More and more businesses are looking to franchising as a means of expansion.
The reasons are simple:
- Savings on fit out costs, labour costs and labour on costs such as payroll tax, superannuation and worker’s compensation
- Franchisees usually have greater commitment and accountability than employees as they share the risks as owners of their respective franchises.
However, not every business is suitable to be operated as a franchise.
What then, are the preliminary questions that all prospective franchisors should ask?

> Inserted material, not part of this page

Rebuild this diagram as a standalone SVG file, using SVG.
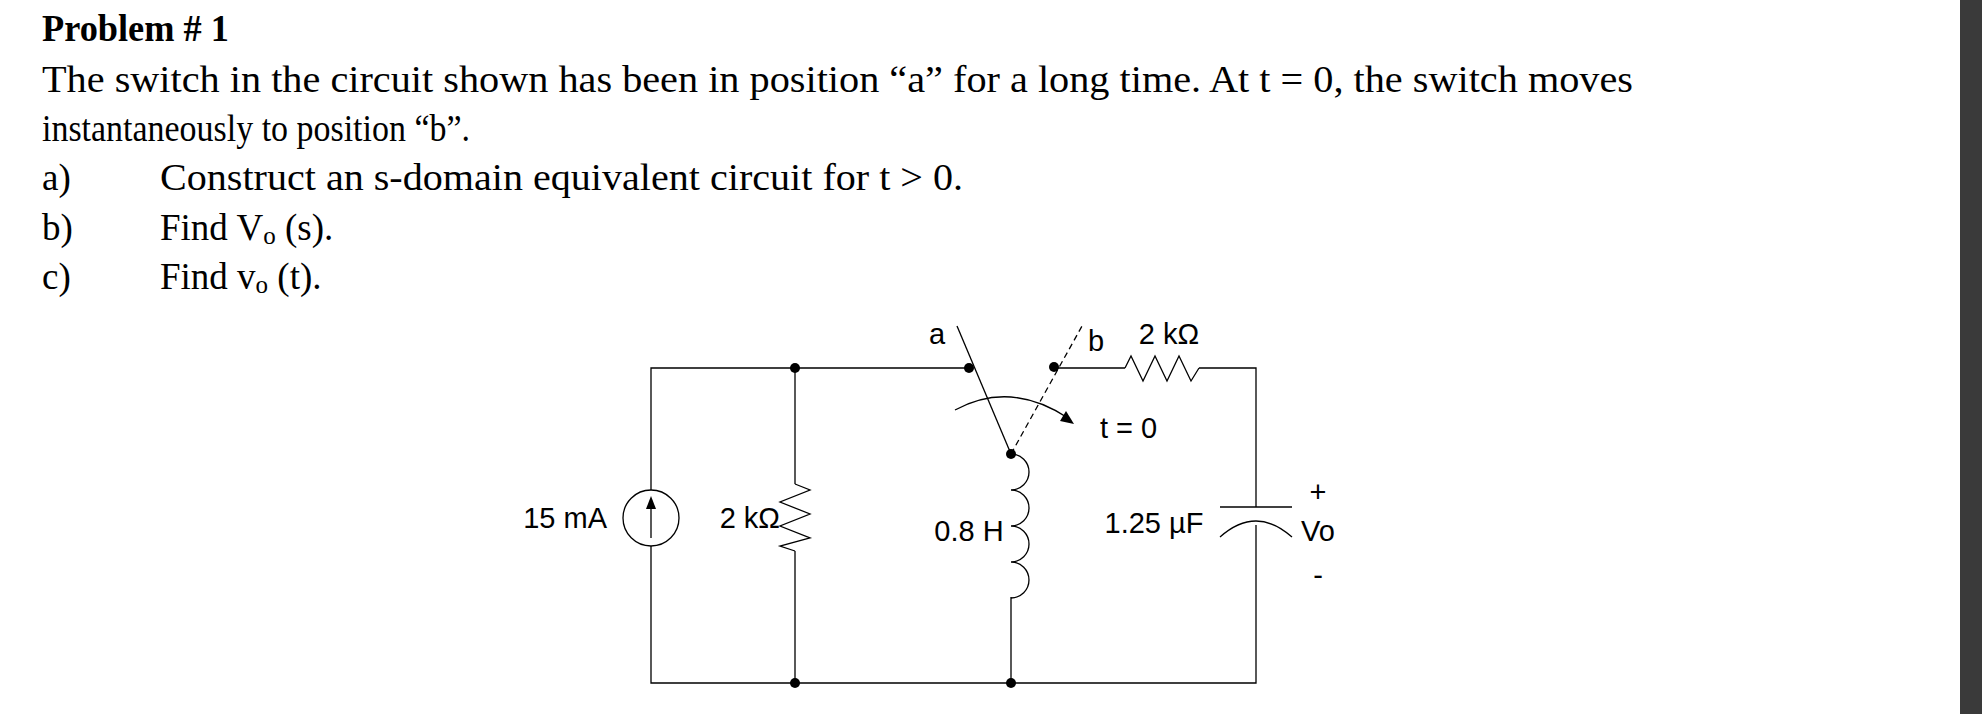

A. What is my business model?
- Manufacturer-Retailer: where franchisee retailer sells the franchisor’s products to the public
- Manufacturer-Wholesaler: where the franchisee manufactures the franchisor’s products and distributes them
- Wholesaler-Retailer: where franchisees purchase products from the wholesaler franchisor
- Retailer to Retailer: where the franchisor has a developed business system, markets the product or service under a common name through a network of franchisees
B. As the business format franchising model (Retailer to Retailer) has by far been the most prevalent model, let’s have a look at what the fundamentals of this model are:
- A proven concept, product or service with ongoing potential delivered to customers via a proven and successful business format;
- Systems and procedures which can be taught and replicated and which can deliver profitability for both franchisor and franchisee;
- A distinctive brand and image, featuring a trade mark;
- A clear plan for the development of the network, with sound processes for Franchisee recruitment, screening and selection;
- Appropriate personnel to provide the Franchisees with the requisite training, support, advice and assistance and to audit and enforce the system, image, standards, procedures and controls;
- Effective communication systems;
- A relationship structure, negotiated and conducted in good faith; and
- Strong, competent and ethical management.
Once we have established that the fundamentals exist, we need to always keep in mind:
The Golden Rules of Franchising
The business model must ensure that franchisees will make an adequate return on their investment. Unsuccessful franchisees will fail to pay ongoing royalties and may take legal action against the franchisor to recover their losses. Inadequate returns will make it difficult to attract quality franchisees.
The network must generate sufficient profit for the Franchisor to make and system worthwhile. The franchisor's revenue is dependent on continuing royalties which is linked to the Franchisee's gross sales.